Luka camp was a concentration camp run by Army of Republika Srpska, in Brčko, Bosnia and Herzegovina, during the Bosnian War.
Background
Beginning in May 1992 until early July 1992, Serb forces held hundreds of Bosniaks and Croats at the camp, a warehouse facility on the Sava river, in inhumane conditions and under armed guard with detainees being systematically killed.[1] Items were stolen from prisoners in Luka.[2]
Trials
On 14 December 1999, Goran Jelisić was found guilty of having committed crimes against humanity and for violating the customs of war by the International Criminal Tribunal for the Former Yugoslavia was sentenced to 40 years imprisonment.[1]
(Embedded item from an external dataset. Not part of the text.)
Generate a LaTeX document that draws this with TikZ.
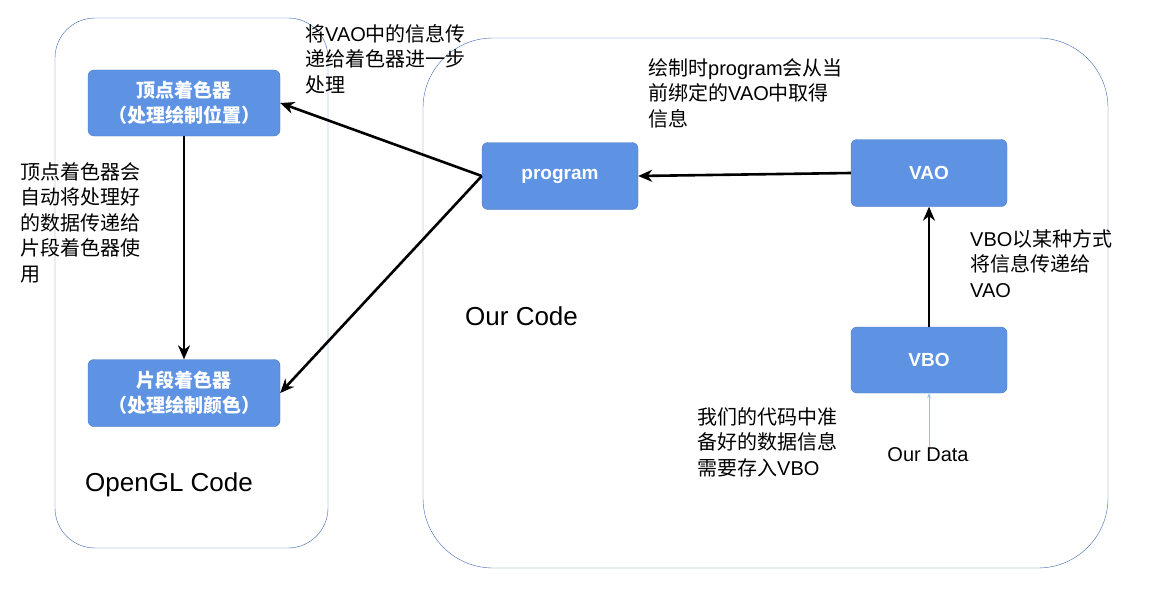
\documentclass[tikz,border=0pt]{standalone}
\usepackage{fontspec}
\setmainfont{Liberation Sans}
\newfontfamily\cjk{Noto Sans CJK SC}
\newcommand{\C}[1]{{\cjk #1}}
\usetikzlibrary{arrows.meta}
\definecolor{bx}{HTML}{5E93E4}
\definecolor{bd}{HTML}{4A76BE}
\definecolor{fr}{HTML}{3F68B0}
\begin{document}
\begin{tikzpicture}[x=1pt,y=-1pt,
  box/.style={draw=bd,fill=bx,rounded corners=6pt,text=white,font=\bfseries\fontsize{19}{25}\selectfont,align=center,inner sep=0pt},
  lbl/.style={anchor=north west,align=left,inner sep=0pt,font=\fontsize{20}{25.5}\selectfont},
  arr/.style={line width=2.6pt,-{Stealth[length=14pt,width=12pt]}}]
\useasboundingbox (0,0) rectangle (1153,615);
\draw[fr,rounded corners=70pt] (423,38) rectangle (1108,568);
\draw[fr,rounded corners=40pt] (55,18) rectangle (328,548);
\node[box,minimum width=192pt,minimum height=66pt] (vs) at (184,103) {\C{顶点着色器}\\\C{（处理绘制位置）}};
\node[box,minimum width=192pt,minimum height=67pt] (fs) at (184,393) {\C{片段着色器}\\\C{（处理绘制颜色）}};
\node[box,minimum width=156pt,minimum height=67pt] (pg) at (560,176) {program};
\node[box,minimum width=156pt,minimum height=67pt] (vao) at (929,173) {VAO};
\node[box,minimum width=156pt,minimum height=66pt] (vbo) at (929,360) {VBO};
\node[inner sep=1pt,font=\fontsize{20}{24}\selectfont] (od) at (928,455) {Our Data};
\draw[arr] (pg.west) -- (vs.east);
\draw[arr] (pg.west) -- (fs.east);
\draw[arr] (vao.west) -- (pg.east);
\draw[arr] (vbo.north) -- (vao.south);
\draw[arr] (vs.south) -- (fs.north);
\draw[color=bx!60,line width=0.6pt,-{Stealth[length=5pt]}] (vbo.south |- od.north) -- (vbo.south);
\node[lbl] (t1) at (305,24) {\C{将}VAO\C{中的信息传}\\\C{递给着色器进一步}\\\C{处理}};
\node[lbl] (t2) at (648,58) {\C{绘制时}program\C{会从当}\\\C{前绑定的}VAO\C{中取得}\\\C{信息}};
\node[lbl] (t3) at (20,162) {\C{顶点着色器会}\\\C{自动将处理好}\\\C{的数据传递给}\\\C{片段着色器使}\\\C{用}};
\node[lbl] (t4) at (970,229) {VBO\C{以某种方式}\\\C{将信息传递给}\\VAO};
\node[lbl] (t5) at (697,407) {\C{我们的代码中准}\\\C{备好的数据信息}\\\C{需要存入}VBO};
\node[anchor=west,inner sep=0pt,font=\fontsize{26}{30}\selectfont] (oc) at (465,316) {Our Code};
\node[anchor=west,inner sep=0pt,font=\fontsize{26}{30}\selectfont] (gl) at (85,485) {OpenGL Code};
\end{tikzpicture}
\end{document}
In October 2004, Ranko Češić pleaded guilty to having committed 10 murders and two cases of sexual assault at the camp and was sentenced to 18 years imprisonment.[3]
On 14 November 2011, Branko Pudić, a guard at camp, was indicted for having "exercised torture on a daily basis, inhumanely treated and inflicted sufferings to the civilian population at the camp".[4]
On 21 December 2011, Monika Ilić, who is Goran Jelisić's wife, was detained on suspicion of having committed war crimes against non-Serbs at the camp. In 2013, she was found guilty of abusing inmates and sentenced to 4 years in prison. Monika's sentence was later reduced to 2.5 years, and she has since been released.[5][6]